Percent Yield and Percent Recovery Percent yield: When you run a reaction and recover the product, you will need to find out how much of the material you started with was converted into the product you have in your hand. This is done by first calculating the total expected amount if all of the limiting reagent was converted to product ­ this is called the theoretical yield. Look at the limiting reagent to figure out how many moles there where. The theoretical yield of product will have the same number of moles as the limiting reagent. You can then figure out how many grams of product to expect. Comparing the actual yield to the theoretical yield gives the % yield. Take the actual amount that you measured (in grams) and divide it by the theoretical yield, or how much you could have gotten if everything had gone perfectly.

percent yield =

actual yield__ x 100% theoretical yield

In practice, very few reactions achieve 100% yields. Some of the product is usually lost during the procedures needed to separate it from the reaction mixture. Also, few reactions go to 100% completion in the first place. Some starting materials are usually present at the end of the reaction. If you obtain more product than the theoretical yield, this is an indication that something has gone wrong, since you can't get more than you started with! The most likely reasons are that either you measured incorrectly, or the product is still contaminated with some other compound such as water or solvent. Percent Recovery: In some experiments we will perform a chemical reaction in which one compound is converted to another.

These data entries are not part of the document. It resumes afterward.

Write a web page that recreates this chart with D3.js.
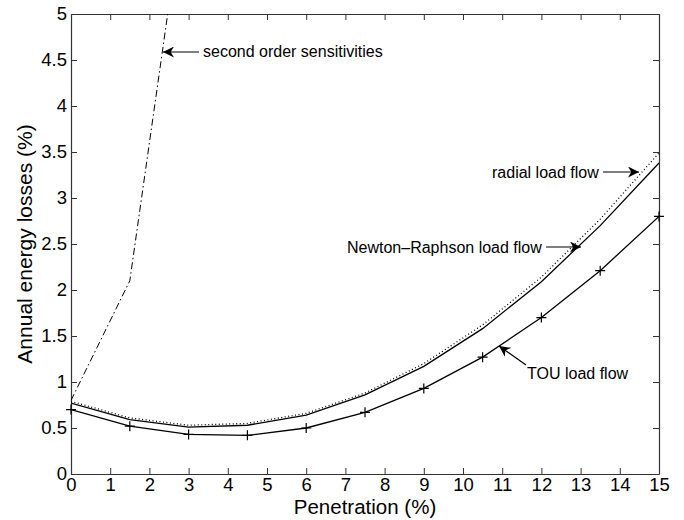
<!DOCTYPE html>
<html>
<head>
<script src="https://d3js.org/d3.v7.min.js"></script>
<style>
  body { margin: 0; background: #fff; }
  text { font-family: "Liberation Sans", Arial, sans-serif; fill: #000; }
</style>
</head>
<body>
<script>
// penetration steps and loss curves (%)
var penetration = [0, 1.5, 3, 4.5, 6, 7.5, 9, 10.5, 12, 13.5, 15];
var touLoss     = [0.70, 0.52, 0.43, 0.42, 0.50, 0.67, 0.93, 1.27, 1.70, 2.21, 2.80];
var nrLoss      = [0.77, 0.59, 0.51, 0.53, 0.64, 0.86, 1.17, 1.58, 2.09, 2.70, 3.38];
var radialLoss  = [0.79, 0.61, 0.53, 0.55, 0.66, 0.88, 1.20, 1.62, 2.14, 2.77, 3.49];
var secondOrder = [0.80, 2.10, 6.60];
var xTicks = d3.range(0, 16, 1);
var yTicks = [0, 0.5, 1, 1.5, 2, 2.5, 3, 3.5, 4, 4.5, 5];

var width = 684, height = 520;
var margin = { top: 14, right: 25, bottom: 46, left: 71 };

var svg = d3.select("body").append("svg")
    .attr("width", width)
    .attr("height", height);

var x = d3.scaleLinear().domain([0, 15]).range([margin.left, width - margin.right]);
var y = d3.scaleLinear().domain([0, 5]).range([height - margin.bottom, margin.top]);

svg.append("defs").append("clipPath").attr("id", "plot")
  .append("rect")
    .attr("x", x(0)).attr("y", y(5))
    .attr("width", x(15) - x(0)).attr("height", y(0) - y(5));

svg.append("defs").append("marker")
    .attr("id", "head")
    .attr("viewBox", "0 0 10 10")
    .attr("refX", 10).attr("refY", 5)
    .attr("markerWidth", 11).attr("markerHeight", 11)
    .attr("markerUnits", "userSpaceOnUse")
    .attr("orient", "auto")
  .append("path")
    .attr("d", "M0,0 L10,5 L0,10 L3,5 Z")
    .attr("fill", "#000");

// axes with inward ticks on all four sides
var axisColor = "#333";
function styleAxis(g) {
  g.select(".domain").attr("stroke", axisColor).attr("stroke-width", 1.2);
  g.selectAll(".tick line").attr("stroke", axisColor);
  g.selectAll(".tick text").attr("font-size", 18.5).attr("font-family", "Liberation Sans, Arial, sans-serif").attr("fill", "#000");
}

svg.append("g")
    .attr("transform", "translate(0," + y(0) + ")")
    .call(d3.axisBottom(x).tickValues(xTicks).tickSizeInner(-6).tickSizeOuter(0).tickPadding(4))
    .call(styleAxis);
svg.append("g")
    .attr("transform", "translate(0," + y(5) + ")")
    .call(d3.axisTop(x).tickValues(xTicks).tickSizeInner(-6).tickSizeOuter(0).tickFormat(""))
    .call(styleAxis);
svg.append("g")
    .attr("transform", "translate(" + x(0) + ",0)")
    .call(d3.axisLeft(y).tickValues(yTicks).tickSizeInner(-6).tickSizeOuter(0).tickPadding(4).tickFormat(d3.format("")))
    .call(styleAxis);
svg.append("g")
    .attr("transform", "translate(" + x(15) + ",0)")
    .call(d3.axisRight(y).tickValues(yTicks).tickSizeInner(-6).tickSizeOuter(0).tickFormat(""))
    .call(styleAxis);

function lineOf(vals) {
  return d3.line()
    .x(function (d, i) { return x(penetration[i]); })
    .y(function (d) { return y(d); })(vals);
}

var plot = svg.append("g").attr("clip-path", "url(#plot)");

plot.append("path").attr("d", lineOf(secondOrder))
    .attr("fill", "none").attr("stroke", "#000").attr("stroke-width", 1)
    .attr("stroke-dasharray", "7,3,1.5,3");
plot.append("path").attr("d", lineOf(radialLoss))
    .attr("fill", "none").attr("stroke", "#000").attr("stroke-width", 1.3)
    .attr("stroke-dasharray", "1,2.5");
plot.append("path").attr("d", lineOf(nrLoss))
    .attr("fill", "none").attr("stroke", "#000").attr("stroke-width", 1.3);
plot.append("path").attr("d", lineOf(touLoss))
    .attr("fill", "none").attr("stroke", "#000").attr("stroke-width", 1.3);

// + markers on TOU curve
svg.append("g").selectAll("path.plus")
  .data(touLoss)
  .join("path")
    .attr("class", "plus")
    .attr("d", function (d, i) {
      var cx = x(penetration[i]), cy = y(d);
      return "M" + (cx - 5) + "," + cy + "H" + (cx + 5) + "M" + cx + "," + (cy - 5) + "V" + (cy + 5);
    })
    .attr("stroke", "#000").attr("stroke-width", 1.2);

// annotations
function arrow(x1, y1, x2, y2) {
  svg.append("line")
    .attr("x1", x1).attr("y1", y1).attr("x2", x2).attr("y2", y2)
    .attr("stroke", "#000").attr("stroke-width", 1.2)
    .attr("marker-end", "url(#head)");
}
function note(tx, ty, label) {
  svg.append("text").attr("x", tx).attr("y", ty).attr("font-size", 16).text(label);
}

note(203, 57, "second order sensitivities");
arrow(199, 52, 163, 52);

note(492, 178, "radial load flow");
arrow(603, 172, 639, 172);

note(347, 253, "Newton\u2013Raphson load flow");
arrow(546, 247, 581, 247);

note(527, 379, "TOU load flow");
arrow(526, 365, 499, 346);

// axis titles
svg.append("text")
    .attr("x", (x(0) + x(15)) / 2)
    .attr("y", 514)
    .attr("text-anchor", "middle")
    .attr("font-size", 20.5)
    .text("Penetration (%)");

svg.append("text")
    .attr("transform", "translate(32," + ((y(0) + y(5)) / 2) + ") rotate(-90)")
    .attr("text-anchor", "middle")
    .attr("font-size", 21)
    .text("Annual energy losses (%)");
</script>
</body>
</html>
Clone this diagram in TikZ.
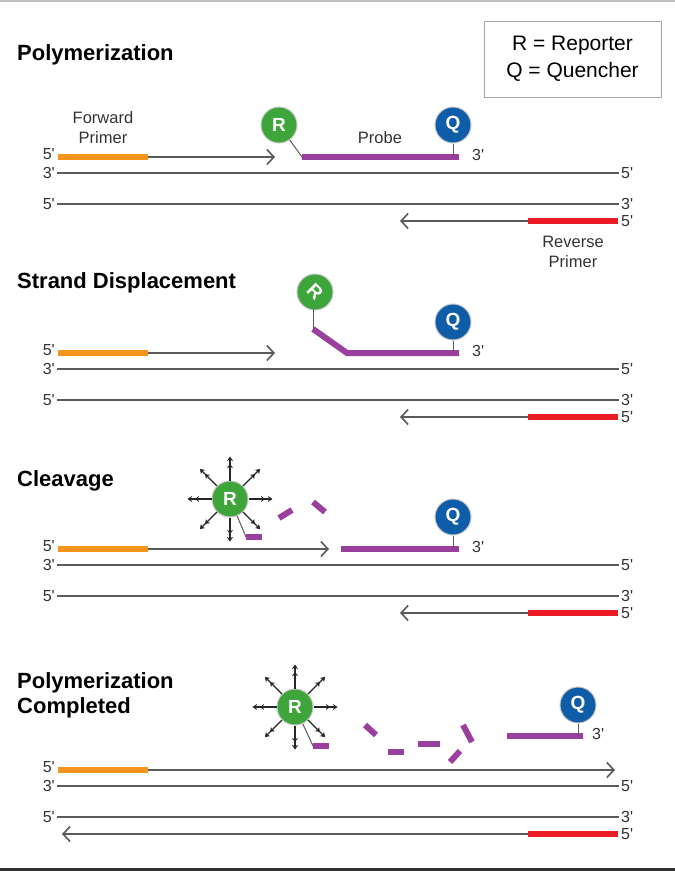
\documentclass[tikz,border=0pt]{standalone}
\usepackage{fontspec}
\setmainfont{Liberation Sans}
\usetikzlibrary{arrows.meta, positioning}

\definecolor{fwdorange}{HTML}{F7941D}
\definecolor{probepurple}{HTML}{9A3F9E}
\definecolor{revred}{HTML}{EC1C24}
\definecolor{repgreen}{HTML}{3DA53A}
\definecolor{quenchblue}{HTML}{0F5DA9}
\definecolor{strandgray}{HTML}{5A5A5A}

\newcommand\primemark{\textquotesingle}

\begin{document}
\begin{tikzpicture}[x=1pt, y=-1pt,
    strand/.style={strandgray, line width=1.4pt},
    ext/.style={strand, -{Straight Barb[length=7pt, width=15pt, line width=1.6pt]}},
    fwdprimer/.style={fwdorange, line width=6pt},
    revprimer/.style={revred, line width=6pt},
    probe/.style={probepurple, line width=6pt},
    tether/.style={strandgray, line width=1pt},
    ray/.style={black!85, line width=1.1pt,
      -{Stealth[length=4pt, width=6pt, sep=3pt]Stealth[length=4.5pt, width=6pt]}},
    endlbl/.style={inner sep=2pt, text=black!80, font=\fontsize{16}{16}\selectfont},
    lbl/.style={align=center, text=black!80, font=\fontsize{16.5}{20}\selectfont},
    title/.style={anchor=west, align=left, inner sep=0pt, font=\fontsize{22}{25}\bfseries},
    reporter/.style={circle, fill=repgreen, draw=gray!45, line width=1pt, minimum size=36pt,
      inner sep=0pt, text=white, font=\fontsize{19}{19}\bfseries},
    quencher/.style={reporter, fill=quenchblue}
  ]
  \useasboundingbox (0,0) rectangle (675,871);
  \draw[gray!50, line width=1.5pt] (0,1) -- (675,1);
  \draw[black!80, line width=2.5pt] (0,869.5) -- (675,869.5);

  % strands common to all four steps
  \foreach \n/\y/\fwd/\rev in {1/157/275/400, 2/353/275/400, 3/549/329/400, 4/770/615/62} {
    \node[endlbl, anchor=east] (tl\n) at (57,\y-3) {5\primemark};
    \coordinate (fs\n) at (58,\y);
    \coordinate (fe\n) at (148,\y);
    \coordinate (ft\n) at (\fwd,\y);
    \draw[ext] (fe\n) -- (ft\n);
    \draw[fwdprimer] (fs\n) -- (fe\n);

    \node[endlbl, anchor=east] (ml\n) at (57,\y+16) {3\primemark};
    \node[endlbl, anchor=west] (mr\n) at (619,\y+16) {5\primemark};
    \draw[strand] (ml\n) -- (mr\n);

    \node[endlbl, anchor=east] (bl\n) at (57,\y+47) {5\primemark};
    \node[endlbl, anchor=west] (br\n) at (619,\y+47) {3\primemark};
    \draw[strand] (bl\n) -- (br\n);

    \node[endlbl, anchor=west] (rl\n) at (619,\y+64) {5\primemark};
    \coordinate (rs\n) at (618,\y+64);
    \coordinate (re\n) at (528,\y+64);
    \coordinate (rt\n) at (\rev,\y+64);
    \draw[ext] (re\n) -- (rt\n);
    \draw[revprimer] (rs\n) -- (re\n);
  }

  % Polymerization
  \node[title] (t1) at (17,55) {Polymerization};
  \node[draw=gray!70, line width=1pt, minimum width=177pt, minimum height=76pt, align=center,
    font=\fontsize{21}{27}\selectfont] (key) at (572.5,59) {R = Reporter\\Q = Quencher};
  \node[lbl] (fwd) at (103,128) {Forward\\Primer};
  \node[lbl] (prb) at (380,138) {Probe};
  \node[lbl] (rev) at (573,252) {Reverse\\Primer};
  \node[reporter] (R1) at (279,125) {R};
  \node[quencher] (Q1) at (453,125) {Q};
  \coordinate (ps1) at (302,157);
  \coordinate (pe1) at (459,157);
  \draw[probe] (ps1) -- (pe1);
  \draw[tether] (R1) -- (ps1);
  \draw[tether] (Q1.south) -- (Q1.south |- pe1);
  \node[endlbl, anchor=west] (p3a) at (470,155) {3\primemark};

  % Strand Displacement
  \node[title] (t2) at (17,283) {Strand Displacement};
  \node[reporter] (R2) at (315,292) {\rotatebox{-45}{R}};
  \node[quencher] (Q2) at (453,322) {Q};
  \coordinate (rt2) at (313,309);
  \coordinate (ps2) at (313,329);
  \coordinate (pk2) at (347,353);
  \coordinate (pe2) at (459,353);
  \draw[probe, line join=miter] (ps2) -- (pk2) -- (pe2);
  \draw[tether] (rt2) -- (ps2);
  \draw[tether] (Q2.south) -- (Q2.south |- pe2);
  \node[endlbl, anchor=west] (p3b) at (470,351) {3\primemark};

  % Cleavage
  \node[title] (t3) at (17,481) {Cleavage};
  \node[reporter] (R3) at (230,499) {R};
  \foreach \a in {0,45,...,315}
    \draw[ray] (R3.\a) -- ++(-\a:24);
  \coordinate (c3a) at (246,537);
  \draw[probe] (c3a) -- (262,537);
  \draw[tether] (R3) -- (c3a);
  \draw[probe] (279,518) -- (292,510);
  \draw[probe] (313,502) -- (325,512);
  \node[quencher] (Q3) at (453,517) {Q};
  \coordinate (ps3) at (341,549);
  \coordinate (pe3) at (459,549);
  \draw[probe] (ps3) -- (pe3);
  \draw[tether] (Q3.south) -- (Q3.south |- pe3);
  \node[endlbl, anchor=west] (p3c) at (470,547) {3\primemark};

  % Polymerization Completed
  \node[title] (t4) at (17,695) {Polymerization\\Completed};
  \node[reporter] (R4) at (295,707) {R};
  \foreach \a in {0,45,...,315}
    \draw[ray] (R4.\a) -- ++(-\a:24);
  \coordinate (c4a) at (313,746);
  \draw[probe] (c4a) -- (329,746);
  \draw[tether] (R4) -- (c4a);
  \draw[probe] (365,725) -- (376,735);
  \draw[probe] (388,752) -- (404,752);
  \draw[probe] (418,744) -- (440,744);
  \draw[probe] (450,762) -- (460,751);
  \draw[probe] (463,725) -- (472,742);
  \node[quencher] (Q4) at (578,705) {Q};
  \coordinate (ps4) at (507,736);
  \coordinate (pe4) at (583,736);
  \draw[probe] (ps4) -- (pe4);
  \draw[tether] (Q4.south) -- (Q4.south |- pe4);
  \node[endlbl, anchor=west] (p3d) at (590,734) {3\primemark};
\end{tikzpicture}
\end{document}
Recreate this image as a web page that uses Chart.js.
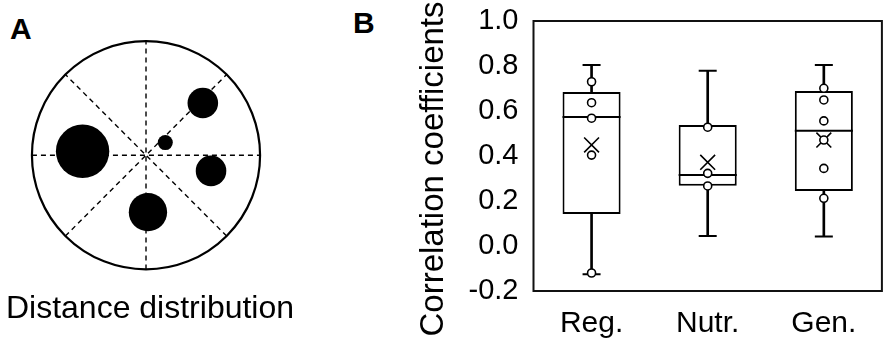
<!DOCTYPE html>
<html>
<head>
<meta charset="utf-8">
<script src="https://cdn.jsdelivr.net/npm/chart.js@4"></script>
<style>
    body { margin: 0; background: #fff; width: 894px; height: 347px; position: relative; overflow: hidden;
           font-family: "Liberation Sans", Arial, sans-serif; }
    .panel { position: absolute; top: 0; height: 347px; }
    #wrapA { left: 0; width: 300px; }
    #wrapB { left: 380px; width: 514px; }
    .tag { position: absolute; font-weight: bold; font-size: 30px; line-height: 1; color: #000; }
</style>
</head>
<body>
<div class="tag" style="left:10px; top:14px">A</div>
<div class="tag" style="left:353px; top:8px">B</div>
<div class="panel" id="wrapA"><canvas id="chartA" width="300" height="347"></canvas></div>
<div class="panel" id="wrapB"><canvas id="chartB" width="514" height="347"></canvas></div>
<script>
// panel A: dots inside a unit circle (x, y, size relative to circle radius)
const dotX = [-0.556, 0.498, 0.169, 0.570, 0.017];
const dotY = [0.035, 0.457, 0.111, -0.137, -0.498];
const dotSize = [0.234, 0.134, 0.066, 0.134, 0.168];
const spokeAngles = [0, 45, 90, 135];

// panel B: box plot summary per group
const categories = ['Reg.', 'Nutr.', 'Gen.'];
const whiskerMin = [-0.125, 0.045, 0.042];
const q1 = [0.142, 0.268, 0.244];
const median = [0.573, 0.316, 0.512];
const q3 = [0.684, 0.538, 0.689];
const whiskerMax = [0.804, 0.779, 0.804];
const means = [0.449, 0.372, 0.471];
const regPoints = [-0.12, 0.404, 0.568, 0.637, 0.730];
const nutrPoints = [0.267, 0.323, 0.528];
const genPoints = [0.212, 0.345, 0.471, 0.556, 0.649, 0.701];
const yMin = -0.2, yMax = 1.0, yStep = 0.2;

const FONT = '"Liberation Sans", Arial, sans-serif';

// ---------- panel A ----------
const unitPx = chart => chart.scales.x.getPixelForValue(1) - chart.scales.x.getPixelForValue(0);
const dots = dotX.map((x, i) => ({ x: x, y: dotY[i], s: dotSize[i] }));
const spokes = spokeAngles.map(a => {
    const r = a * Math.PI / 180;
    return [{ x: -Math.cos(r), y: -Math.sin(r) }, { x: Math.cos(r), y: Math.sin(r) }];
});

new Chart(document.getElementById('chartA'), {
    type: 'scatter',
    data: {
        datasets: [
            { data: dots, pointRadius: ctx => ctx.raw.s * unitPx(ctx.chart),
              backgroundColor: '#000', borderWidth: 0, clip: false },
            { data: [{ x: 0, y: 0, s: 1 }], pointRadius: ctx => ctx.raw.s * unitPx(ctx.chart),
              backgroundColor: 'rgba(0,0,0,0)', borderColor: '#000', borderWidth: 2.2, clip: false },
            ...spokes.map(s => ({
                type: 'line', data: s, borderColor: '#000', borderWidth: 1.4,
                borderDash: [5, 4], pointRadius: 0, clip: false
            }))
        ]
    },
    options: {
        responsive: false,
        animation: false,
        events: [],
        layout: { padding: { top: 41, bottom: 0, left: 0, right: 0 } },
        scales: {
            x: { type: 'linear', min: -1.28, max: 1.35, display: false },
            y: { type: 'linear', min: -1, max: 1, display: false }
        },
        plugins: {
            legend: { display: false },
            tooltip: { enabled: false },
            title: {
                display: true, position: 'bottom', text: 'Distance distribution', color: '#000',
                font: { size: 32, weight: 'normal', family: FONT },
                padding: { top: 20.3, bottom: 18.8 }
            }
        }
    }
});

// ---------- panel B ----------
const groupPoints = [regPoints, nutrPoints, genPoints];
const pointData = groupPoints.flatMap((pts, i) => pts.map(v => ({ x: categories[i], y: v })));
const meanData = categories.map((c, i) => ({ x: c, y: means[i] }));
const medianData = categories.map((c, i) => ({ x: c, y: median[i] }));
const capData = categories.flatMap((c, i) => [{ x: c, y: whiskerMin[i] }, { x: c, y: whiskerMax[i] }]);
const boxes = categories.map((c, i) => [q1[i], q3[i]]);
const whiskers = categories.map((c, i) => [whiskerMin[i], whiskerMax[i]]);

const halfBox = chart => chart.scales.x.width / categories.length * 0.25;

// plot-area frame (all four sides)
const frame = {
    id: 'frame',
    beforeDatasetsDraw(chart) {
        const { ctx, chartArea: a } = chart;
        ctx.save();
        ctx.lineWidth = 2;
        ctx.strokeStyle = '#111';
        ctx.strokeRect(a.left, a.top, a.right - a.left, a.bottom - a.top);
        ctx.restore();
    }
};

// rotated y-axis title, which runs past the plot area in the original
const yTitle = {
    id: 'yTitle',
    afterDraw(chart, args, opts) {
        const { ctx } = chart;
        ctx.save();
        ctx.translate(opts.x, opts.y);
        ctx.rotate(-Math.PI / 2);
        ctx.font = opts.size + 'px ' + FONT;
        ctx.fillStyle = '#000';
        ctx.textAlign = 'center';
        ctx.textBaseline = 'middle';
        ctx.fillText(opts.text, 0, 0);
        ctx.restore();
    }
};

new Chart(document.getElementById('chartB'), {
    type: 'bar',
    data: {
        labels: categories,
        datasets: [
            { type: 'scatter', data: pointData, pointStyle: 'circle', pointRadius: 4,
              borderColor: '#000', backgroundColor: '#fff', borderWidth: 1.6 },
            { type: 'scatter', data: meanData, pointStyle: 'crossRot', pointRadius: 10.5,
              borderColor: '#000', borderWidth: 1.6 },
            { type: 'scatter', data: medianData, pointStyle: 'line', pointRadius: ctx => halfBox(ctx.chart),
              borderColor: '#000', borderWidth: 2 },
            { data: boxes, backgroundColor: '#fff', borderColor: '#000', borderWidth: 2,
              borderSkipped: false, barPercentage: 0.5, categoryPercentage: 1, grouped: false },
            { type: 'scatter', data: capData, pointStyle: 'line', pointRadius: 9,
              borderColor: '#000', borderWidth: 2 },
            { data: whiskers, backgroundColor: '#000', barThickness: 2, grouped: false }
        ]
    },
    options: {
        responsive: false,
        animation: false,
        events: [],
        layout: { padding: { top: 21, right: 7, bottom: 5, left: 0 } },
        scales: {
            x: {
                type: 'category',
                grid: { display: false, drawTicks: false },
                border: { display: false },
                ticks: { color: '#000', padding: 15, maxRotation: 0, font: { size: 30, family: FONT } },
                afterFit: s => { s.height = 51; }
            },
            y: {
                min: yMin, max: yMax,
                grid: { display: false, drawTicks: false },
                border: { display: false },
                ticks: { stepSize: yStep, color: '#000', padding: 15,
                         font: { size: 29, family: FONT },
                         callback: v => (Math.abs(v) < 1e-9 ? 0 : Number(v)).toFixed(1) },
                afterFit: s => { s.width = 153.5; s.paddingTop = 0; s.paddingBottom = 0; }
            }
        },
        plugins: {
            legend: { display: false },
            tooltip: { enabled: false },
            yTitle: { text: 'Correlation coefficients', size: 33, x: 54, y: 169 }
        }
    },
    plugins: [frame, yTitle]
});
</script>
</body>
</html>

In other experiments we will simply isolate an existing compound from where they are found in nature (beta carotene from spinach leaves, for example). In this second kind of experiment, a % yield cannot be calculated, because no reaction takes place ­ there is no starting material or product, just a compound which has been separated from a mixture. Instead, we simply calculate a % recovery ­ the amount of the desired compound compared to the amount of the original material it was taken out of, both measured in grams.